Tout le monde peut léguer un pour cent de son héritage à une fondation qui soutient la création culturelle suisse actuelle et future: c’est en partant de cette idée d’une simplicité séduisante qu’est née la fondation Legs Pro Culture en 2015 en Suisse orientale. Le principe est le suivant: toute personne souhaitant léguer un pour cent de ses biens au milieu culturel fait une promesse de legs écrite qui est conservée dans le testament ou tout autre document important. Comme pour toutes décisions testamentaires, cette promesse peut être révoquée à tout moment.
La fondation est née en 2015 dans le cadre du festival Kulturlandsgemeinde du canton d’Appenzell Rhodes-Extérieures. Sous le titre «Wir erben – wir Erben», celui-ci était l’occasion de discuter des différents aspects de l’héritage et des legs. «Le droit successoral suisse est conçu pour que la famille hérite des biens», explique Theres Inauen, qui représente les personnes qui font une promesse de legs. En conséquence, les fortunes privées s’accumulent de plus en plus. «La fondation Legs Pro Culture souhaite donner de nouvelles pistes de réflexion et incite les gens à se demander à quoi ils souhaitent consacrer leur héritage, hors de leur famille.»
L’objectif ouvert de la fondation
La fondation souhaite consciemment explorer les lacunes du paysage de la promotion de la culture, explique Margrit Bürer, cofondatrice et présidente du conseil de la fondation. «En Suisse, il existe certes de très nombreux promoteurs culturels privés et publics. Mais le soutien est généralement lié à des critères clairs.» Cela oblige les créateurs artistiques et les institutions à adapter leurs projets aux priorités des organisations de promotion. Et les fondations doivent orienter leurs activités en fonction de leur but. Il en est de même pour Legs Pro Culture, mais: «Nous avons délibérément formulé notre but de la manière la plus ouverte et souple possible afin de pouvoir réagir rapidement aux nouveaux besoins et développements», explique Mme Bürer. En effet, il est possible que la prochaine génération ne s’intéresse plus aux questions et aux urgences d’aujourd’hui.
La promotion classique de la culture reproduit structurellement un déséquilibre, ajoute Theres Inauen, qui représente les personnes qui font une promesse de legs. «Il y a le côté des personnes qui donnent de l’argent et le côté de celles qui le reçoivent.» C’est une répartition claire des rôles à laquelle la fondation souhaite mettre fin.

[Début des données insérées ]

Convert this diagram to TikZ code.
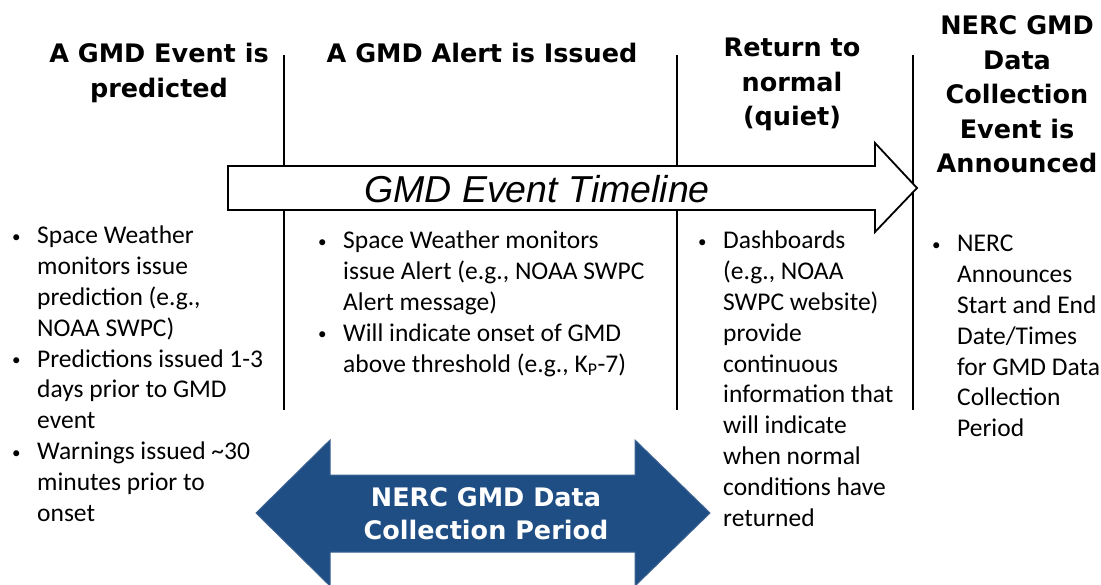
\documentclass[tikz,border=0pt]{standalone}
\usepackage{fontspec}
\setmainfont{Carlito}
\newfontfamily\headfont{DejaVu Sans}
\newfontfamily\linefont{Liberation Sans}
\definecolor{gmdblue}{RGB}{31,78,132}
\definecolor{gmdedge}{RGB}{60,98,145}
\tikzstyle{head}=[inner sep=0pt,anchor=base,font=\headfont\bfseries\fontsize{25.5}{34.5}\selectfont]
\tikzstyle{bullets}=[inner sep=0pt,anchor=base west,font=\fontsize{25.5}{30.8}\selectfont]
\tikzstyle{divider}=[line width=1.6pt]
\tikzstyle{timeline}=[line width=1.8pt,draw=black,fill=white]
\tikzstyle{period}=[line width=1pt,draw=gmdedge,fill=gmdblue]
\newcommand{\blt}{\makebox[25pt][l]{\raisebox{1.5pt}{\fontsize{17}{17}\selectfont\textbullet}}}

\begin{document}
\begin{tikzpicture}[x=1pt,y=-1pt]
	\useasboundingbox (0,0) rectangle (1101,585);
	\coordinate (A) at (284,55);
	\coordinate (B) at (284,410);
	\coordinate (C) at (677,55);
	\coordinate (D) at (677,410);
	\coordinate (E) at (913,55);
	\coordinate (F) at (913,410);
	\draw[divider] (A)--(B);
	\draw[divider] (C)--(D);
	\draw[divider] (E)--(F);

	% timeline arrow
	\draw[timeline] (228,166)--(875,166)--(875,143)--(917,188)--(875,232)--(875,210)--(228,210)--cycle;
	\node[inner sep=0pt,font=\linefont\itshape\fontsize{37.5}{40}\selectfont] (timeline) at (537,189) {GMD Event Timeline};

	% data collection period
	\draw[period] (256,513)--(330,440)--(330,475)--(635,475)--(635,440)--(710,513)--(635,586)--(635,552)--(330,552)--(330,586)--cycle;
	\node[head,anchor=center,text=white,align=center,font=\headfont\bfseries\fontsize{25.5}{33}\selectfont] (period) at (486,514) {NERC GMD Data\\Collection Period};

	\node[head] (predicted) at (159,63) {\begin{tabular}[t]{@{}c@{}}A GMD Event is\\predicted\end{tabular}};
	\node[head] (alert) at (482,63) {A GMD Alert is Issued};
	\node[head] (quiet) at (792,57) {\begin{tabular}[t]{@{}c@{}}Return to\\normal\\(quiet)\end{tabular}};
	\node[head] (announced) at (1017,35) {\begin{tabular}[t]{@{}c@{}}NERC GMD\\Data\\Collection\\Event is\\Announced\end{tabular}};

	\node[bullets] (predict) at (12,244) {\begin{tabular}[t]{@{}l@{}l@{}}
		\blt & Space Weather\\
		& monitors issue\\
		& prediction (e.g.,\\
		& NOAA SWPC)\\
		\blt & Predictions issued 1-3\\
		& days prior to GMD\\
		& event\\
		\blt & Warnings issued \textasciitilde30\\
		& minutes prior to\\
		& onset
	\end{tabular}};
	\node[bullets] (issue) at (318,249) {\begin{tabular}[t]{@{}l@{}l@{}}
		\blt & Space Weather monitors\\
		& issue Alert (e.g., NOAA SWPC\\
		& Alert message)\\
		\blt & Will indicate onset of GMD\\
		& above threshold (e.g., K\textsubscript{P}-7)
	\end{tabular}};
	\node[bullets] (dashboard) at (698,249) {\begin{tabular}[t]{@{}l@{}l@{}}
		\blt & Dashboards\\
		& (e.g., NOAA\\
		& SWPC website)\\
		& provide\\
		& continuous\\
		& information that\\
		& will indicate\\
		& when normal\\
		& conditions have\\
		& returned
	\end{tabular}};
	\node[bullets] (nerc) at (932,252) {\begin{tabular}[t]{@{}l@{}l@{}}
		\blt & NERC\\
		& Announces\\
		& Start and End\\
		& Date/Times\\
		& for GMD Data\\
		& Collection\\
		& Period
	\end{tabular}};
\end{tikzpicture}
\end{document}
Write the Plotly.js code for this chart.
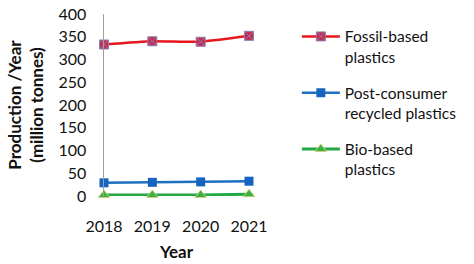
<!DOCTYPE html>
<html>
<head>
<meta charset="utf-8">
<script src="https://cdn.plot.ly/plotly-3.0.1.min.js"></script>
<style>html,body{margin:0;padding:0;background:#fff}#chart{width:474px;height:264px}</style>
</head>
<body>
<div id="chart"></div>
<script>
// Global plastics production by source (million tonnes)
const years = [2018, 2019, 2020, 2021];
const fossilBased = [333, 340, 339, 352];
const postConsumerRecycled = [29, 30, 31, 32.5];
const bioBased = [2, 2.1, 2.2, 4];
const yTicks = [0, 50, 100, 150, 200, 250, 300, 350, 400];

const font = "Lato, 'Noto Sans', sans-serif";

const traces = [
  {
    x: years, y: fossilBased, name: 'Fossil-based<br>plastics', legendgroup: 'fossil',
    mode: 'lines+markers', line: {color: '#e8161e', width: 2.5, shape: 'spline', smoothing: 0.5},
    marker: {symbol: 'square-x', size: 9, color: '#c4284c', line: {color: '#8e7fb0', width: 1}},
    cliponaxis: false
  },
  {
    x: years, y: postConsumerRecycled, name: 'Post-consumer<br>recycled plastics', legendgroup: 'recycled',
    mode: 'lines+markers', line: {color: '#1f70c1', width: 2.5},
    marker: {symbol: 'square', size: 9, color: '#1565c0'},
    cliponaxis: false
  },
  {
    x: years, y: bioBased, name: 'Bio-based<br>plastics', legendgroup: 'bio',
    mode: 'lines+markers', line: {color: '#22a844', width: 3},
    marker: {symbol: 'triangle-up', size: 10, color: '#3cb043', line: {color: '#c9d27a', width: 1}},
    cliponaxis: false
  }
];

const layout = {
  width: 474, height: 264,
  margin: {l: 104, r: 211, t: 14, b: 68},
  paper_bgcolor: '#fff', plot_bgcolor: '#fff',
  font: {family: font, size: 16, color: '#111'},
  showlegend: true,
  legend: {
    x: 1.33, y: 0.968, xanchor: 'left', yanchor: 'top',
    font: {family: font, size: 15.5, color: '#111'},
    traceorder: 'grouped', tracegroupgap: 13, valign: 'top',
    itemwidth: 38, entrywidth: 110, entrywidthmode: 'pixels',
    bgcolor: 'rgba(0,0,0,0)'
  },
  xaxis: {
    type: 'linear', range: [2018, 2021], tickvals: years, ticktext: years.map(String),
    showgrid: false, zeroline: false, showline: false, ticks: '',
    ticklabelstandoff: 19,
    title: {text: '<b>Year</b>', font: {family: font, size: 17}, standoff: 12}
  },
  yaxis: {
    range: [0, 400], tickvals: yTicks, showgrid: false, zeroline: false,
    showline: true, linecolor: '#a0a0a0', linewidth: 1.5, ticks: '',
    ticklabelstandoff: 13,
    title: {text: '<b>Production /Year<br>(million tonnes)</b>', font: {family: font, size: 17}, standoff: 10}
  }
};

Plotly.newPlot('chart', traces, layout, {staticPlot: true, displayModeBar: false});
</script>
</body>
</html>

Ici, tout le monde peut promouvoir la culture, indépendamment de l’âge, de ses possibilités, de son métier et de son réseau politique, y compris les personnes actives dans le monde de la culture. «Il y a tellement de personnes actives dans le monde de la culture ou dotées de connaissances dans ce milieu. Ce sont nos sismographes qui attirent notre attention sur différents projets, différentes idées et initiatives dans toute la Suisse.»
Un obstacle plus grand que prévu
Selon Margrit Bürer, les retours sur les idées sont positifs. Dès le début, une cinquantaine de personnes ont fait une promesse de legs. «Nous pensions, à l’époque, que l’idée volerait de ses propres ailes», admet la présidente du conseil de la fondation. Cependant, il s’est avéré que l’obstacle à la rédaction d’une promesse de legs était plus important que prévu: depuis la création de la fondation, 140 personnes seulement ont fait une telle promesse. «Ce n’est pas dû à ce pour cent, mais à tout ce qui s’y rapporte», précise Mme Bürer: la nécessité de s’occuper de son testament et donc, de sa propre mort, les questions vis-à-vis de sa famille ou la honte d’avoir si peu, de laisser si peu. Pour les personnes qui préfèrent soutenir la fondation de leur vivant, Legs Pro Culture offre la possibilité d’un legs ou d’un don régulier.
Un soutien valorisant
Jusqu’à aujourd’hui, Legs Pro Culture a soutenu des créateurs culturels et des institutions avec près d’un demi-million de francs. La fondation n’accepte pas de demandes de soutien. Au contraire, cinq types de soutien ont été créés. Différents processus de sélections s’appliquent pour ceux-ci. Par la suite, soit un jury décide qui en bénéficie, soit un tirage au sort. Contrairement à d’autres fondations, Legs Pro Culture ne soutient pas une production spécifique ou un projet, mais directement les créateurs et initiatives. Mme Bürer ajoute: «L’argent est l’expression de notre appréciation. Nous avons confiance dans le fait qu’il sera utilisé là où il est le plus nécessaire.»
Deux fois par an, les personnes qui ont écrit une promesse de legs et d’autres convives participent à des forums pour discuter de thèmes et de défis actuels. De manière tout à fait controversée, comme le rapporte Theres Inauen. Mais cela est explicitement souhaité: «Notre organisation apprend. L’interprétation de notre but est constamment revue et les types de soutien et processus de sélection sont repensés.»